Dublin 3-18
Kerry 3-11
MY mobile phone beeped and buzzed high in the Hogan Stand.
“Gaelic football from the Gods,” read the text message. It was 38 minutes after three o’clock on Sunday and James O’Donoghue had just stuck a goal in Stephen Cluxton’s net that splashed up onto Hill 16 like a bucket of cold water.
The goals creator, Kerry’s Colm Cooper, had engineered the score with a neat back-step, like some fleet-footed boxer, standing off, measuring his opponent before delivering an accurate blow.
He threw deftly again minutes later.

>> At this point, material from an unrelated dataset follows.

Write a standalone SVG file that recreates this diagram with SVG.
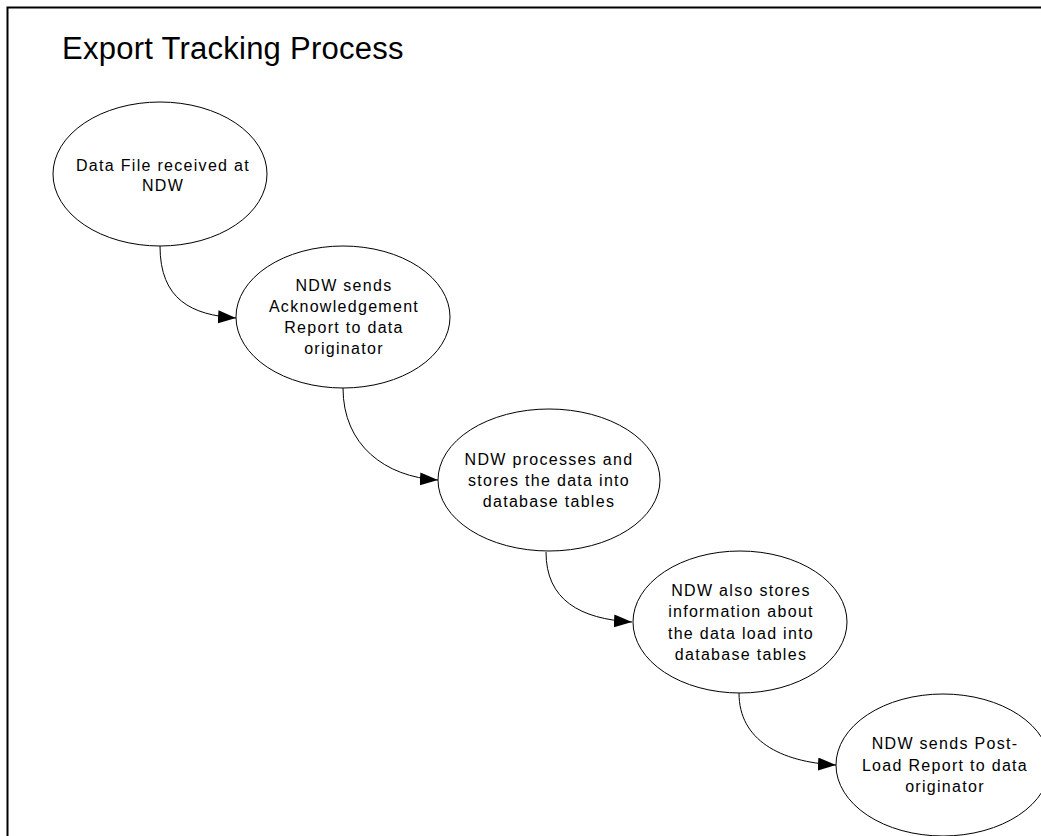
<svg xmlns="http://www.w3.org/2000/svg" width="1041" height="836" viewBox="0 0 1041 836">
<defs>
<style>
.node ellipse{fill:#fff;stroke:#000;stroke-width:1}
.node text{font-family:"Liberation Sans",Arial,sans-serif;font-size:16px;letter-spacing:1.3px;text-anchor:middle;fill:#000}
.conn path{fill:none;stroke:#000;stroke-width:1}
.title{font-family:"Liberation Sans",Arial,sans-serif;font-size:31px;letter-spacing:0.25px;fill:#000}
</style>
<marker id="arr" markerUnits="userSpaceOnUse" markerWidth="19" markerHeight="14" refX="18" refY="6.5" orient="auto">
<path d="M0,0 L18,6.5 L0,13 z" fill="#000"/>
</marker>
</defs>
<rect x="0" y="0" width="1041" height="836" fill="#fff"/>
<rect x="7.5" y="7.5" width="1200" height="1000" fill="none" stroke="#000" stroke-width="2"/>
<text class="title" x="62" y="59">Export Tracking Process</text>
<g class="conn">
<path d="M160,246 C160,300 192,315 236,318" marker-end="url(#arr)"/>
<path d="M343,388 C343,445 385,477 438,480" marker-end="url(#arr)"/>
<path d="M546,552 C546,600 580,619 632,622" marker-end="url(#arr)"/>
<path d="M739,693 C739,740 780,762 836,765" marker-end="url(#arr)"/>
</g>
<g id="n1" class="node">
<ellipse cx="160" cy="174" rx="107" ry="72"/>
<text x="163" y="171">Data File received at</text>
<text x="163" y="191">NDW</text>
</g>
<g id="n2" class="node">
<ellipse cx="343" cy="317" rx="107" ry="71"/>
<text x="344" y="291">NDW sends</text>
<text x="344" y="312">Acknowledgement</text>
<text x="344" y="333">Report to data</text>
<text x="344" y="354">originator</text>
</g>
<g id="n3" class="node">
<ellipse cx="549" cy="480" rx="111" ry="71"/>
<text x="549" y="465">NDW processes and</text>
<text x="549" y="486">stores the data into</text>
<text x="549" y="507">database tables</text>
</g>
<g id="n4" class="node">
<ellipse cx="740" cy="622" rx="107" ry="71"/>
<text x="741" y="596">NDW also stores</text>
<text x="741" y="617">information about</text>
<text x="741" y="639">the data load into</text>
<text x="741" y="660">database tables</text>
</g>
<g id="n5" class="node">
<ellipse cx="943" cy="765" rx="107" ry="71"/>
<text x="945" y="749">NDW sends Post-</text>
<text x="945" y="771">Load Report to data</text>
<text x="945" y="792">originator</text>
</g>
</svg>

This time Donnacha Walsh raised the green flag down an end of the stadium where the Skull and Crossbones fly on Metropolitan weekends.

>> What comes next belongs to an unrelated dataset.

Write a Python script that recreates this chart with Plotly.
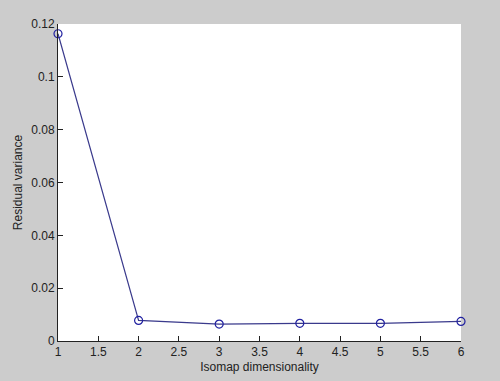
import plotly.graph_objects as go

dims = [1, 2, 3, 4, 5, 6]
residual_variance = [0.1163, 0.0078, 0.0064, 0.0067, 0.0067, 0.0074]

x_ticks = [1, 1.5, 2, 2.5, 3, 3.5, 4, 4.5, 5, 5.5, 6]
x_tick_labels = ["1", "1.5", "2", "2.5", "3", "3.5", "4", "4.5", "5", "5.5", "6"]
y_ticks = [0, 0.02, 0.04, 0.06, 0.08, 0.1, 0.12]
y_tick_labels = ["0", "0.02", "0.04", "0.06", "0.08", "0.1", "0.12"]

fig = go.Figure()
fig.add_trace(go.Scatter(
    x=dims, y=residual_variance, mode="lines+markers",
    line=dict(color="#3a3a8c", width=1.2),
    marker=dict(symbol="circle-open", size=8, color="#2020a0", line=dict(width=1.2)),
    showlegend=False, cliponaxis=False,
))

font = dict(family="Arial, Liberation Sans, sans-serif", size=12, color="#222222")
fig.update_layout(
    width=500, height=381,
    paper_bgcolor="#cccccc", plot_bgcolor="#ffffff",
    margin=dict(l=58, r=39, t=24, b=40),
    font=font,
)
fig.update_xaxes(
    range=[1, 6], tickvals=x_ticks, ticktext=x_tick_labels,
    ticks="inside", ticklen=5, tickcolor="#222222", tickwidth=1,
    showline=True, linecolor="#222222", linewidth=1,
    showgrid=False, zeroline=False, automargin=False,
    title=dict(text="Isomap dimensionality", standoff=4, font=font),
)
fig.update_yaxes(
    range=[0, 0.12], tickvals=y_ticks, ticktext=y_tick_labels,
    ticks="inside", ticklen=5, tickcolor="#222222", tickwidth=1,
    showline=True, linecolor="#222222", linewidth=1,
    showgrid=False, zeroline=False, automargin=False,
    title=dict(text="Residual variance", standoff=6, font=font),
)
fig.write_html("out.html")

Paul Mannion punched back, and Bernard Brogan and Michael Darragh McCauley. But the talk through a head-shaking-heart-stopping first half was all about Cooper: “The best I’ve ever seen,” eulogised one Hack. “Ever!”

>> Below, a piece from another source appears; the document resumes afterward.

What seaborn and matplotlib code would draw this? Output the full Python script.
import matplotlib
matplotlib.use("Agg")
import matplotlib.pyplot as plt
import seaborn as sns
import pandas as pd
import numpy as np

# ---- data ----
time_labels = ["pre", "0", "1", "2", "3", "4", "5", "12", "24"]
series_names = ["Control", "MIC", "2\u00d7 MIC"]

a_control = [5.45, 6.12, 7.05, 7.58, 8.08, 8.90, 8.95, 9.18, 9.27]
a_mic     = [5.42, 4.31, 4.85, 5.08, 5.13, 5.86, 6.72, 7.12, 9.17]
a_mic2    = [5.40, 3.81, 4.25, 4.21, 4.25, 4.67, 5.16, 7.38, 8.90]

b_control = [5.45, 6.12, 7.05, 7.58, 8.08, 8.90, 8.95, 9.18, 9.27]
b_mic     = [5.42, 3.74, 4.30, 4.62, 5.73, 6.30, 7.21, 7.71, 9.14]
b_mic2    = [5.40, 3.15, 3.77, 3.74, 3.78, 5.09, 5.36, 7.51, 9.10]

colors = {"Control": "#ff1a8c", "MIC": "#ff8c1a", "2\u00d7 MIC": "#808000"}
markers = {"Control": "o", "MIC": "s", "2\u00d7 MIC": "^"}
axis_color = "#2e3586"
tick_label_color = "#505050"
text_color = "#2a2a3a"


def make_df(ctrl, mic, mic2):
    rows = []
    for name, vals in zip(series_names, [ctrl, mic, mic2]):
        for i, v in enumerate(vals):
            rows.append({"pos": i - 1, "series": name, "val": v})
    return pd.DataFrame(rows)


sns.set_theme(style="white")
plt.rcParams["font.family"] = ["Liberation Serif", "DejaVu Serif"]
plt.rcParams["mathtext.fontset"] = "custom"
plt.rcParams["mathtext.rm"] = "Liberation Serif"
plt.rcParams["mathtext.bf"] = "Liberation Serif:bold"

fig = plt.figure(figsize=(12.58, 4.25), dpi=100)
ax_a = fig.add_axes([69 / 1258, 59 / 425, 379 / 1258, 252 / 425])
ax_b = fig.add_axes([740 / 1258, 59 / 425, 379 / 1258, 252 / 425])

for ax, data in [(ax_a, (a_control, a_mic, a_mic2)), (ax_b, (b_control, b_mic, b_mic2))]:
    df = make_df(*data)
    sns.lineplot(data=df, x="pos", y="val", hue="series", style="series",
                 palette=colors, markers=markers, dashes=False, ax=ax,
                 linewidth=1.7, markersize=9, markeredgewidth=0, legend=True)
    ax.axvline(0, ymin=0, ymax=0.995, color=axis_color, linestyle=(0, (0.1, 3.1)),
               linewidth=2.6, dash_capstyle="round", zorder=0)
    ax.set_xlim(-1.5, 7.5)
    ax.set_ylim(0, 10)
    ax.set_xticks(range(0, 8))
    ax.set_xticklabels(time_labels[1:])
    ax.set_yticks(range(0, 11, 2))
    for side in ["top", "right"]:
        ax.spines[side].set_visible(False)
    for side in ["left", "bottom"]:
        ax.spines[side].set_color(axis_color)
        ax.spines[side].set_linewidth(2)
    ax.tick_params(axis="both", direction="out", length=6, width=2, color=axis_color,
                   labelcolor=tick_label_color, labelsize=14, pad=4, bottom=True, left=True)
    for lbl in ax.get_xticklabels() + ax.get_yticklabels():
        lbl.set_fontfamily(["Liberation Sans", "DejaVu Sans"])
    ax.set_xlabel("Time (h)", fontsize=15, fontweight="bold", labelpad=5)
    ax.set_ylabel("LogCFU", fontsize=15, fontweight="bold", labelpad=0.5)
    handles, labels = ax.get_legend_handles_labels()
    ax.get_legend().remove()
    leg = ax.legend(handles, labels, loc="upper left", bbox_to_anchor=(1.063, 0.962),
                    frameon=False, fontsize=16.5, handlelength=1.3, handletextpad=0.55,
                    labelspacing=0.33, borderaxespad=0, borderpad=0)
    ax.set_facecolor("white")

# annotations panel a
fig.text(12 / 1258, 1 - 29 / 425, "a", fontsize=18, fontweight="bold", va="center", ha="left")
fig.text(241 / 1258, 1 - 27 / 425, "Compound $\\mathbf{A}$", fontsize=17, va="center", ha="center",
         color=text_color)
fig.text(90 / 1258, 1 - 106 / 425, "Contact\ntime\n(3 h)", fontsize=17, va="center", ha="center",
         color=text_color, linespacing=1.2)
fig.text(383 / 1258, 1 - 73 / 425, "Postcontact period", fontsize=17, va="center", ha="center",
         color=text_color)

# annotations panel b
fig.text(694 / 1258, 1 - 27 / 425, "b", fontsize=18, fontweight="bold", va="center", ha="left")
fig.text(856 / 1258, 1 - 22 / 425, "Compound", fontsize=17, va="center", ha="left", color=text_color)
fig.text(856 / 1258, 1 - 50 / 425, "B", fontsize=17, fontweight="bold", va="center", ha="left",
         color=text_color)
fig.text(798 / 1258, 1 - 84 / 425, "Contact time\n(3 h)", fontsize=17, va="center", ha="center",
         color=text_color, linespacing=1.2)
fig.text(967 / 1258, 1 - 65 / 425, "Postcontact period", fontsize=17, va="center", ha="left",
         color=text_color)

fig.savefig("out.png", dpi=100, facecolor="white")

And O ’Donoghue, who before 4 o’clock had added a penalty to the same side, of the same goal, as Mayo’s Alan Freeman one week previous, was an able assistant.
Two goals for the young player who needed “some careful management in Kerry this season,” so the hearsay went at the interval. Only where was the careful marking?
And what would be the cost come the end. Pat Spillane kept saying that football had been saved despite Dublin taking 20 minutes to find their sea-legs and Kerry would eventually lose theirs.
“Will we see Donaghy?”came the question again and again. Not a mention of Kevin McManamon at this stage. The man who put a Top Hat on the 2011 final against the same opposition, soon to add a set of Tails when collecting McCauley’s Boris Becker-like-dive-flick and running down the Kerry defence. Whoosh.
It was over. By then, not even the O’Sé’s Marc and Tomas, could halt his gallop, of Dean Rock, or Eoin O’Gara.
The Hill was singing in the sunshine, fans in blue danced away down the exits. Someone muttered that it was most unlike Kerry to conjure such a grand one.
But then it wasn’t that type of afternoon.